Carbondale, a struggling college town that is also in the path of the 2024 eclipse, is making the most of its good luck. In preparation for the two eclipses, it spent freely on beautification and other improvements, hoping one-time visitors will think enough of Carbondale to come back one day. On the day of eclipse, it filled up its football stadium at $25 a ticket, and attracted a total of 30,000 people — an expected economic boost of $8 million. Not a bad day.

Perryville attracted more than 10,000 people, while Franklin had what was called its largest event ever. Glendo, which prepared for three years for the not-quite-three-minute eclipse, drew as many as 90,000.

All across the eclipse’s path, towns closed streets and held festivals. Hopkinsville, Kentucky, a town of 31,000, declared itself “Eclipseville,” selling T-shirts and other merchandise with that name — local officials say they attracted around 100,000 people spending about $30 million in total. A tourism team in Missouri sold 22,000 pairs of viewing glasses.

The celebrations proved so popular that some residents got out of town, renting their homes out. People in Oregon report getting as much as $2,000 for one night.

There are other preparations as well. In Oregon, transportation officials were ready to deal with cars stopped on the side of the road during the eclipse, blocking traffic. State parks were ready for crowds, too, as was anyone near a large field. Emergency personnel were stretched thin, with every ambulance ready to go. Some schools canceled classes.

Towns and cities were not alone. The American Astronomical Society national eclipse task force — yes, that’s a thing — contacted government officials at all levels in the months leading up to Monday’s eclipse.

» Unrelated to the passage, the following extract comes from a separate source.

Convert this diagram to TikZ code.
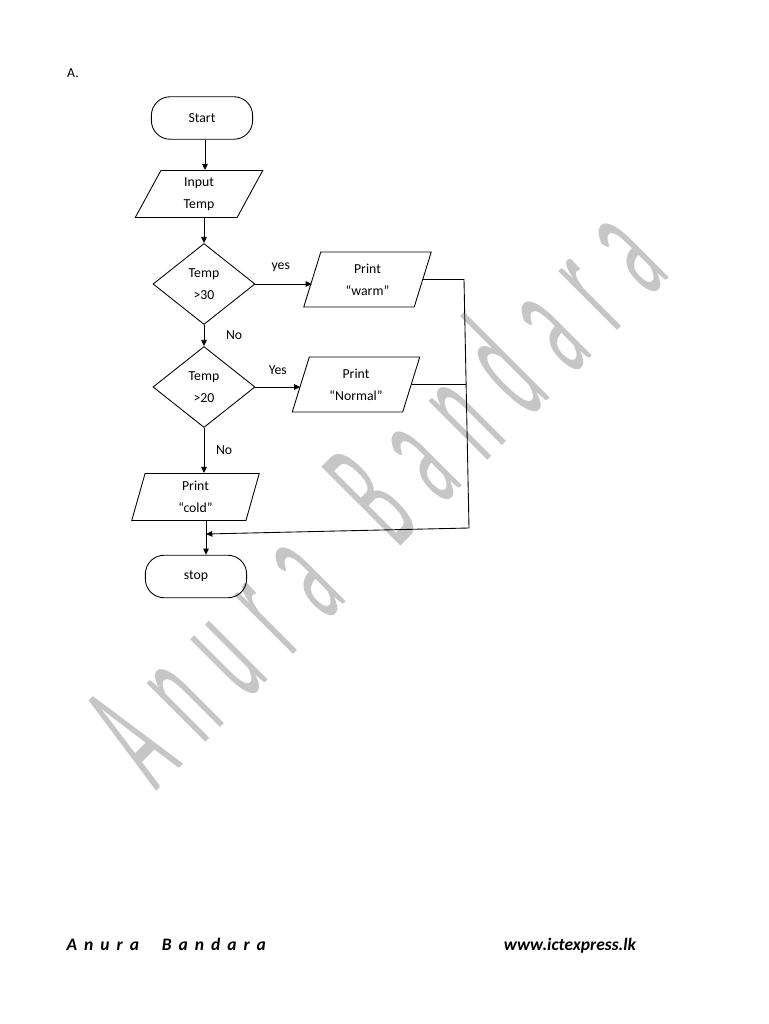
\documentclass[tikz,border=0pt]{standalone}
\usepackage{fontspec}
\setmainfont{Carlito}
\usetikzlibrary{shapes.geometric,arrows.meta}
\definecolor{wmark}{RGB}{198,198,198}
\newcommand{\wmgap}{\hspace{21.6pt}}
\newcommand{\ftgap}{\hspace{.4em}}
\tikzset{
    every node/.style={font=\fontsize{11}{17.6}\selectfont, align=center},
    terminal/.style={draw, rectangle, rounded corners=15pt, minimum width=81pt, minimum height=34pt},
    io/.style={draw, trapezium, trapezium stretches body=true, trapezium left angle=#1,
        trapezium right angle=180-#1, minimum width=102pt, minimum height=44pt, inner sep=2pt},
    decision/.style={draw, diamond, minimum width=81.6pt, minimum height=64.8pt, inner sep=0pt},
    flow/.style={-{Triangle[length=5pt,width=4.5pt]}},
    footer/.style={font=\fontsize{14}{16}\selectfont\bfseries\itshape},
}
\begin{document}
    \begin{tikzpicture}[x=0.8pt, y=-0.8pt, line width=0.7pt]
        \useasboundingbox (0,0) rectangle (768,1024);
        \fill[white] (0,0) rectangle (768,1024);
        \node[text=wmark, font=\fontsize{53.6}{60}\selectfont, rotate=45, yscale=2.6] (wm) at (372,491)
            {A\wmgap n\wmgap u\wmgap r\wmgap a\wmgap\ \wmgap B\wmgap a\wmgap n\wmgap d\wmgap a\wmgap r\wmgap a};

        \node (lbl) at (73,73) {A.};
        \node[terminal] (start) at (202,118) {Start};
        \node[io=56, minimum height=37.6pt] (input) at (199,194) {Input\\Temp};
        \node[decision] (d1) at (204,284) {Temp\\>30};
        \node[io=65] (warm) at (367.5,279.5) {Print\\“warm”};
        \node[decision] (d2) at (204,387) {Temp\\>20};
        \node[io=65] (normal) at (356,384.5) {Print\\“Normal”};
        \node[io=70, minimum height=37.6pt] (cold) at (195.5,497) {Print\\“cold”};
        \node[terminal] (stop) at (196,576.5) {stop};
        \coordinate (r1) at (464,284);
        \coordinate (r2) at (469,528);
        \coordinate (merge) at (206,534);

        \draw[flow] (start.south -| 205,0) -- (input.north -| 205,0);
        \draw[flow] (input.south -| 204,0) -- (d1.north);
        \draw[flow] (d1.east) -- (d1.east -| warm.west) node[pos=0.45, above=6pt] (yes1) {yes};
        \draw[flow] (d1.south) -- (d2.north) node[midway, right=14pt] (no1) {No};
        \draw[flow] (d2.east) -- (d2.east -| normal.west) node[pos=0.5, above=6pt] (yes2) {Yes};
        \draw[flow] (d2.south) -- (d2.south |- cold.north) node[midway, right=6pt] (no2) {No};
        \draw (warm.east) -- (warm.east -| r1) -- (r2);
        \draw (normal.east) -- (normal.east -| 466,0);
        \draw[flow] (r2) -- (merge);
        \draw[flow] (merge |- cold.south) -- (merge |- stop.north);

        \node[footer, anchor=base west] (author) at (62,950)
            {A\ftgap n\ftgap u\ftgap r\ftgap a\hspace{1.3em}B\ftgap a\ftgap n\ftgap d\ftgap a\ftgap r\ftgap a};
        \node[footer, anchor=base] (site) at (570,950) {www.ictexpress.lk};
    \end{tikzpicture}
\end{document}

One member even traveled the entire path of totality prior to the eclipse to meet with organizers of local events.



Maine officials would do well to reach out to the AAS, as well as to communities along the totality strip. Because of how the path falls in 2024, it will present some unique challenges, and opportunities.

The southernmost part of the path of totality begins just north of Farmington and Skowhegan before stretching over and up into Lincoln and on to Canada, putting some of Maine’s most depopulated areas among the best viewing spots.

Baxter State Park and the new Katahdin Woods and Waters National Monument are in that range, as is most of the Allagash Waterway. Sugarloaf, too. How those remote and sensitive areas can handle a one-day influx of thousands of people is an open question that will require careful consideration.

But an opportunity exists not only to give those areas and others a boost at a slow time of year, but also to introduce them to new visitors, many of whom think “lobsters and lighthouses” when they think of Maine.

No doubt about it — last week’s events show the eclipse is truly a gift from above. Maine should be ready to make the most of it.